Le moment du rangement ?
Il y a deux bonnes raisons de faire passer des évaluations :
Une officielle : tester les connaissances et compétences de ses élèves.
Une officieuse : avoir la paix et en profiter pour ranger son bureau.
Mais ça, c’est la théorie…
11 h 00 :
- Voici la prochaine évaluation sur les mesures de longueur. Je vous mets au tableau les exercices à faire directement sur la feuille et ceux à faire sur le cahier. Vous pouvez utiliser vos tableaux de conversion de mesures de longueurs si vous le souhaitez.
11 h 02 :
- Maîkreeeesse ! Les exercices, on les fait sur la feuille ou sur le cahier ?
Il est vrai qu’il m’arrive de parler en même temps que certains élèves. Cette impolitesse notoire les empêche de profiter pleinement des consignes que je leur prodigue.
11 h 03 :
- On peut prendre notre tableau de conversion ?
Je me demande parfois si j’ai réellement donné les consignes ou si j’ai rêvé que je les donnais.
11 h 04 :
- Maîtreeeesse ! Je comprends pas le premier exercice !
- As-tu lu la consigne ?
- Ben non !
- Alors c’est le moment ou jamais !
11 h 06 :
- Maîtresssse ! Je peux jeter mes mouchoirs dans la poubelle ? me demande un enfant qui d’ordinaire, se lève 3 fois par minute sans jamais demander la permission.
11 h 07 :
Mon bureau est toujours couvert d’un monticule de paperasses : les commandes de photos, les mots pour la prochaine sortie vélo-ciné, les retours de commandes des sapins de Noël, les mots attestant que les parents ont bien lu le règlement intérieur… Toutes ces tâches si éloignées de la pédagogie me laissent parfois à penser que je me suis trompée de métier.
11 h 08 :
- Maîtressssse : on peut utiliser notre tableau de conversion ? Parce que mon voisin, il l’utilise son tableau de conversion. Et toi, t’as pas dit qu’on pouvait l’utiliser…
11 h 10 :
- J’peux aller faire pipi ? C’est pressé !
11 h 12 :
- Je vais jeter mes papiers maîtresse !
Cet enfant aurait pu finir sa phrase par un « point d’interrogation » de convenance en transformant de la sorte son affirmation par une question à laquelle il aurait été possible que j’acquiesce ou pas. Mais pourquoi s’encombrer de pareilles précautions ?
11 h 15 :
Je savoure ces trois minutes de silence durant lesquelles j’en ai profité pour chercher sur l’ordinateur une musique Zen pour aider mes élèves à la concentration. On entend le clapotis de l’eau, le bruissement des feuilles, le gazouillis des oiseaux…
11 h 16 :
- Elle est chiante la musique maîtresse. On peut pas la changer ?
11 h 17 :
Mon bureau ne sera pas rangé aujourd’hui. Je me lève et déambule dans la classe. Je récolte au passage quelques coins de tables donc quelques bleus à ajouter à ma collection. Certains élèves, très inspirés, grattent furieusement le papier pour y déposer leur leçon sans doute trop rapidement apprise, avant qu’elle ne s’envole.

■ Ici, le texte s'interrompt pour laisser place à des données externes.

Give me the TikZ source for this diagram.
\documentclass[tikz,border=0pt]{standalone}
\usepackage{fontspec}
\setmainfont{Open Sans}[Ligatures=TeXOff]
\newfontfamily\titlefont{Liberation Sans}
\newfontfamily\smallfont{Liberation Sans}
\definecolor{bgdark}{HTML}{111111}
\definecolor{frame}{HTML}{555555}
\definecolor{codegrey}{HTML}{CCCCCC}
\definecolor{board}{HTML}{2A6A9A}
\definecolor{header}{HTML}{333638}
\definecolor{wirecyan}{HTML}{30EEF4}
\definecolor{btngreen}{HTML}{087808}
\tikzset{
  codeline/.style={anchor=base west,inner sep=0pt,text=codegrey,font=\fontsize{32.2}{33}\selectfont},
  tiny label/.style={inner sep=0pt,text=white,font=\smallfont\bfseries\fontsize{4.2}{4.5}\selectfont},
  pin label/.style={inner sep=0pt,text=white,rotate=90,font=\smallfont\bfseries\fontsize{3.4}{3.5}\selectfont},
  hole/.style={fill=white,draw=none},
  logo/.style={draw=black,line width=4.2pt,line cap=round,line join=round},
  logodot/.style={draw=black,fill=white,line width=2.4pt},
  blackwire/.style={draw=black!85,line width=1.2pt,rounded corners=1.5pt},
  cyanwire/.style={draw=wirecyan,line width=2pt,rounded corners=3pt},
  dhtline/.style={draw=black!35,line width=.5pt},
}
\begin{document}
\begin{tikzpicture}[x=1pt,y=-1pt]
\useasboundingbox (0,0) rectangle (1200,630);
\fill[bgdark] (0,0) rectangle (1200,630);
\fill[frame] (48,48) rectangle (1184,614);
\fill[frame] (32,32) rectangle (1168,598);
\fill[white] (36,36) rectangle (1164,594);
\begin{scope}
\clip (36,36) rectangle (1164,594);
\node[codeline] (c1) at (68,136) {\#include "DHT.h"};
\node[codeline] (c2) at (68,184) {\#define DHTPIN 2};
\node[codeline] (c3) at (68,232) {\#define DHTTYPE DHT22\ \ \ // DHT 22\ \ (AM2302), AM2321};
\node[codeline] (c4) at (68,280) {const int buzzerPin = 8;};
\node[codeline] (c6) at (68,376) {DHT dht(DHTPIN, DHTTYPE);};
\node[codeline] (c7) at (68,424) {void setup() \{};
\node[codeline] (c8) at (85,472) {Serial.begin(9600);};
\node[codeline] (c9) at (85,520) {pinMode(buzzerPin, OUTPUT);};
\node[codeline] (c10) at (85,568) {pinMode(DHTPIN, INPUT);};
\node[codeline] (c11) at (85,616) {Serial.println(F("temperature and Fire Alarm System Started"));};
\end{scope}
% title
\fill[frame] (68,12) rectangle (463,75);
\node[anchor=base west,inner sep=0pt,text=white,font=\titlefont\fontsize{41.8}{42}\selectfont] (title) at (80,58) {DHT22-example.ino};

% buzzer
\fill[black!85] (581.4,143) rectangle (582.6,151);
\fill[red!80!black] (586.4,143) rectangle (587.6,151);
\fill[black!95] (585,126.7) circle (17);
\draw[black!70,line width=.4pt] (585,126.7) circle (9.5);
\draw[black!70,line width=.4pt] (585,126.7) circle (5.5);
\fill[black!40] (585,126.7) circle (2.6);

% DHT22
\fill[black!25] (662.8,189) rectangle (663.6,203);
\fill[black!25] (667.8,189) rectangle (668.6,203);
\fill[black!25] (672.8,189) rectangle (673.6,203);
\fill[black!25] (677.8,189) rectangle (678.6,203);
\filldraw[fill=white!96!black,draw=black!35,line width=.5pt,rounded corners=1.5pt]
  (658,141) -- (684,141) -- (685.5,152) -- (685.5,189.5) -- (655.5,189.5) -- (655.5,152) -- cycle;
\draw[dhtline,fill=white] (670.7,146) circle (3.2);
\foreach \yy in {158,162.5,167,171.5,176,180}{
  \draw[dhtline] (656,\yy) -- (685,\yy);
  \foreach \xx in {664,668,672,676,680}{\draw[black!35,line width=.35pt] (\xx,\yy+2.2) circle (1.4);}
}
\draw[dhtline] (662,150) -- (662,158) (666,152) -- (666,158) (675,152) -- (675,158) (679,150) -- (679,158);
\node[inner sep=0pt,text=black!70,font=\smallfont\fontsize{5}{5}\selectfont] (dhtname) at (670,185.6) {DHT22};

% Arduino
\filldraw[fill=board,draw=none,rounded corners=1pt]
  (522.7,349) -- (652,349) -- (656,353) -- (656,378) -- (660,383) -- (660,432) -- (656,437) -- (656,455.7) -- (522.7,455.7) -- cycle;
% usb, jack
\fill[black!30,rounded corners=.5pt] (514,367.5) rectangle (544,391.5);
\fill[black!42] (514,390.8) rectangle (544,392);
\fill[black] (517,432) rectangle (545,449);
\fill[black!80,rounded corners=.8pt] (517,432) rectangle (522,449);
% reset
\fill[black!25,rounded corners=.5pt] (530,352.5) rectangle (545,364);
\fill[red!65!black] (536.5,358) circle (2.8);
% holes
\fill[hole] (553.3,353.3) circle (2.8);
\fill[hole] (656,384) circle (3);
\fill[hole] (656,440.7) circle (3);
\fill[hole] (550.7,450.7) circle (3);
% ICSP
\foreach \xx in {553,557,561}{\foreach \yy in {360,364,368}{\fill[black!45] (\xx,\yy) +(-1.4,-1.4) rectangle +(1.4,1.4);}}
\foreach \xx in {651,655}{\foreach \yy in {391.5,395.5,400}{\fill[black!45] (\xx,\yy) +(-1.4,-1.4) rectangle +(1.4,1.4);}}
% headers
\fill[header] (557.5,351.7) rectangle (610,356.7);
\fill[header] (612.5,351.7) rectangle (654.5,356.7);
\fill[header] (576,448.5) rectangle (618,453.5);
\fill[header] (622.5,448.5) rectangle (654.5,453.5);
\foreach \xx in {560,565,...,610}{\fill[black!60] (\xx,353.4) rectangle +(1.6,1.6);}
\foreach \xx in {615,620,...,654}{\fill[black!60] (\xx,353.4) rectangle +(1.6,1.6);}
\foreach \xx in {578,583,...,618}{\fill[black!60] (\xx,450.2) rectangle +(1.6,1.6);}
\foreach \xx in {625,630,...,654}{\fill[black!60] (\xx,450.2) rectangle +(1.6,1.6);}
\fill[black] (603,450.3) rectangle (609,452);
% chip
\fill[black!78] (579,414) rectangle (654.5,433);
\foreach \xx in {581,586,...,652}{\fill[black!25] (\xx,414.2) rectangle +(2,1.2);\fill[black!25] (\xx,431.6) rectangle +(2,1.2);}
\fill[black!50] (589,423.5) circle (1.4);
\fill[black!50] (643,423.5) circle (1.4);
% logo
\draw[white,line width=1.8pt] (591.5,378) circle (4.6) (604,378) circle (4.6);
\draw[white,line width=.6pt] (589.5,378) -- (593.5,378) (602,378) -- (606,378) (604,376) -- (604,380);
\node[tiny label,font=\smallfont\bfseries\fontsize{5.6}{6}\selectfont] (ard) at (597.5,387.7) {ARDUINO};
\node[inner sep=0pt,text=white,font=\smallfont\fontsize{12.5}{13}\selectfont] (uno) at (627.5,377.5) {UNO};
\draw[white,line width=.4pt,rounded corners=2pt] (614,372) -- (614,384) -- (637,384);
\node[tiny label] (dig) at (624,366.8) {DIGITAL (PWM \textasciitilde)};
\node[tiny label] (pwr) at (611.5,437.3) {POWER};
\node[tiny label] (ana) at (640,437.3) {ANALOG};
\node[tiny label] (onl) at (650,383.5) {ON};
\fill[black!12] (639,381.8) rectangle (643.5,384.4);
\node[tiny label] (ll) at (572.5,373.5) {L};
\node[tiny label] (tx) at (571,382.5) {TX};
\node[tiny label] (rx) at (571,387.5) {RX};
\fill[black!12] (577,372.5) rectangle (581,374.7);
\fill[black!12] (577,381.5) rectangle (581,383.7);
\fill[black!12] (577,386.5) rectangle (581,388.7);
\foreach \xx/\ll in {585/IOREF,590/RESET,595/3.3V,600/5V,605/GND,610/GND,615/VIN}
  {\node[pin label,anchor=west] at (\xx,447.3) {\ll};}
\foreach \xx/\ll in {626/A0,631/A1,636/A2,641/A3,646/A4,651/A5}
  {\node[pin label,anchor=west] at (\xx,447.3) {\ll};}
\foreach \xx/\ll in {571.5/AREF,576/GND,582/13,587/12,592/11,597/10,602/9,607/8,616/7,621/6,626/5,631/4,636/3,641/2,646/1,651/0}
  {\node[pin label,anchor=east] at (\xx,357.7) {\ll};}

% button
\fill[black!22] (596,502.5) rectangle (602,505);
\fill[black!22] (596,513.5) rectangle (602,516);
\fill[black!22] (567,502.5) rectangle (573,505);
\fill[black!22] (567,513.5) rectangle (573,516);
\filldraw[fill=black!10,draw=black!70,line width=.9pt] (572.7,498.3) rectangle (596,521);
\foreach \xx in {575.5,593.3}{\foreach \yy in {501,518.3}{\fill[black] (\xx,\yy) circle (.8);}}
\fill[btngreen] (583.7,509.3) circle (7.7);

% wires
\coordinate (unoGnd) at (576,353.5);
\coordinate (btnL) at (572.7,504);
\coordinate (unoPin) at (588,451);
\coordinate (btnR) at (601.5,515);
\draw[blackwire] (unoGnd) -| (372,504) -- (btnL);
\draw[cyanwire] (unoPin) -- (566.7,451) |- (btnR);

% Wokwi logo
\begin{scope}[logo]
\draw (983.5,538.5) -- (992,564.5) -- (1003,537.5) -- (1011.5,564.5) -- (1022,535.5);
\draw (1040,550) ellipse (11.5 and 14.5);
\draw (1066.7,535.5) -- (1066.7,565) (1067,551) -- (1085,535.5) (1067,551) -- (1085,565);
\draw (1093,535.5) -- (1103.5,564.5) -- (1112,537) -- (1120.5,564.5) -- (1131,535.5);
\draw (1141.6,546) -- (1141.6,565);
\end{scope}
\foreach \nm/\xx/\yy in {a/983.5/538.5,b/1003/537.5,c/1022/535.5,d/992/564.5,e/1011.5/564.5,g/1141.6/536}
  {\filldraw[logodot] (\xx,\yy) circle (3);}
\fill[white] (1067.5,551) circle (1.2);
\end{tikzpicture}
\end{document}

D’autres se concentrent et plissent les yeux comme pour mieux voyager dans les méandres de leurs souvenirs.
Il y a celles et ceux qui sont visiblement ravi.e.s de se confronter à une difficulté dont ils savent pertinemment qu’ils sortiront vainqueurs.
Il y a enfin celles et ceux qui font semblant d’écrire pour combler le vide de leur incompréhension. Celles et ceux qui savent mais qui n’osent pas. Celles et ceux qui perdent tous leurs moyens dès qu’ils entendent le mot « évaluation ».
11 h 20 :
- J’ai fini ! Je fais quoi ?
Je suis toujours épatée par cette incapacité à s’occuper seul.e : lire, finir un exercice, anticiper sur une leçon à apprendre, réviser la liste des mots à connaître…
11 h 25 :
Le minuteur géré par le « maître du temps » sonne le glas. C’est la fin des hostilités.
Certain.e.s négocient du rabe…
On ramasse les cahiers. Mon bureau n’est toujours pas rangé et s’y ajoutent déjà des évaluations qui attendent d’être corrigées.
En feuilletant les premières réponses, je me rends compte que les problèmes n’ont pas été réussis. Ai-je été trop rapide ? Ai-je présumé du talent de mes élèves ?
Je pense déjà à l’évaluation de la deuxième chance que je commence à rédiger dans ma tête… Ce week-end, il me faudra la finaliser puis la faire passer la semaine prochaine.
Cette fois, peut-être, aurai-je l’occasion de ranger mon bureau…ou pas.